We do live in a world of mass DIS-information; mass DIS-information, which is sometimes put out on purpose. Other times, it's done by people who, themselves, have been caught in erroneous conclusions; and always remember, because something is said often, doesn’t mean it's true. We have a tremendous tendency to go into the past; and this is a happening, an occurrence that happens towards the end of an age. Philosophers and historians know this. They know that when you go through history from very early times and you see the rising of what they call "civilizations"—which really is a form of monied commerce rule with the creation of armies and the building of ultimately empires—and then watching those things which occur when empires crumble and fall.

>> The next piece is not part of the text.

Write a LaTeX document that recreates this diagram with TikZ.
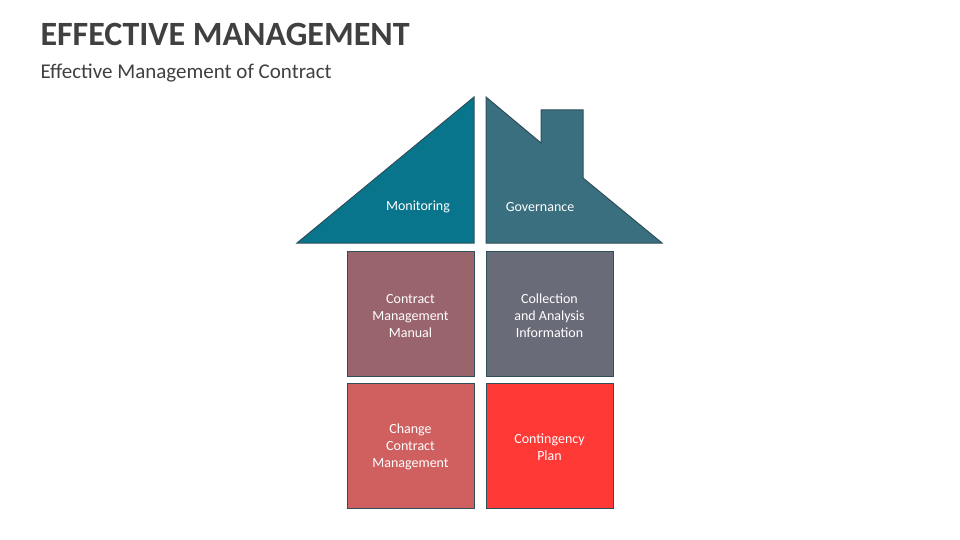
\documentclass[tikz,border=0pt]{standalone}
\usepackage{fontspec}
\setmainfont{Carlito}
\begin{document}
\begin{tikzpicture}[x=1pt,y=-1pt]
\useasboundingbox (0,0) rectangle (960,540);
\definecolor{cA}{HTML}{08758C}
\definecolor{cB}{HTML}{3A6F80}
\definecolor{cC}{HTML}{9A646C}
\definecolor{cD}{HTML}{6A6B78}
\definecolor{cE}{HTML}{D06060}
\definecolor{cF}{HTML}{FF3935}
\definecolor{edge}{HTML}{2F4F5A}
\tikzset{part/.style={draw=edge,line width=1pt},
 lbl/.style={text=white,font=\fontsize{14}{17}\selectfont,align=center}}
\node[anchor=west,font=\fontsize{34}{40}\selectfont\bfseries,text=black!75] (title) at (37,34) {EFFECTIVE MANAGEMENT};
\node[anchor=west,font=\fontsize{21}{25}\selectfont,text=black!75] (sub) at (37,73) {Effective Management of Contract};
\fill[part,fill=cA] (297,243) -- (474,97) -- (474,243) -- cycle;
\fill[part,fill=cB] (486,97) -- (541,143) -- (541,110) -- (583,110) -- (583,178) -- (662,243) -- (486,243) -- cycle;
\fill[part,fill=cC] (347,251) rectangle (474,376);
\fill[part,fill=cD] (486,251) rectangle (613,376);
\fill[part,fill=cE] (347,383) rectangle (474,508);
\fill[part,fill=cF] (486,383) rectangle (613,508);
\node[lbl] (m) at (418,207) {Monitoring};
\node[lbl] (g) at (540,207) {Governance};
\node[lbl] (c1) at (410.5,316) {Contract\\Management\\Manual};
\node[lbl] (c2) at (549.5,316) {Collection\\and Analysis\\Information};
\node[lbl] (c3) at (410.5,447) {Change\\Contract\\Management};
\node[lbl] (c4) at (549.5,447) {Contingency\\Plan};
\end{tikzpicture}
\end{document}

Empires tend to crumble and fall when they run out of enemies; then there is tremendous class warfare. The class warfare always ends up with an elite and a middle class (which is really the helpers of the elite) that are trying to eradicate, eliminate the lower classes through standard methods, which keep getting repeated down through history.

When Rome fell, for instance, the Roman Empire, there wasn’t simply a matter of invasions from outside. The Roman Empire lived like all empires ultimately do, on massive taxation, not only of their own people, but also of the conquered countries they had gone into. When they reach a zenith, the peak of their power, they then begin to degenerate through massive corruption; and greed is addictive. There's never enough. It's like cocaine. The first high is the best, supposedly, and everything else is on a dwindling scale, regardless of the quantity they use. Greed is the same, so is the hype for sexual fulfillment. It becomes deviant during the deviant period of the downfall.

Rome also fell because it had taxed all of its dominions (the conquered countries) into utter poverty, in order that the ultra elite in Rome could not only continue at a high standard of living, but go into it—It's amazing, its utterly amazing perversions of what we would term "luxury." Ever expanding, massive pools and idol-making just for admiring at parties and that kind of thing. Big shows, massive parties, that was part of the reason it fell. Part of the reason it fell, too, was that they'd taxed the rural peoples who supplied them with everything they need: food, materials, items which were made and so on, that they all went in to the city, which technically produces nothing except debt and ultimately perversions in its later stages. The rural peoples rose up to help finish it off when they'd had enough. They had no choice in the matter. These sequences are always repeated down through ages, and yet, the elite of each period don't perish. They move. Very often, they move before the country or the city in which they reside falls, and they've already set-up the next beginning, the embryo of the next empire.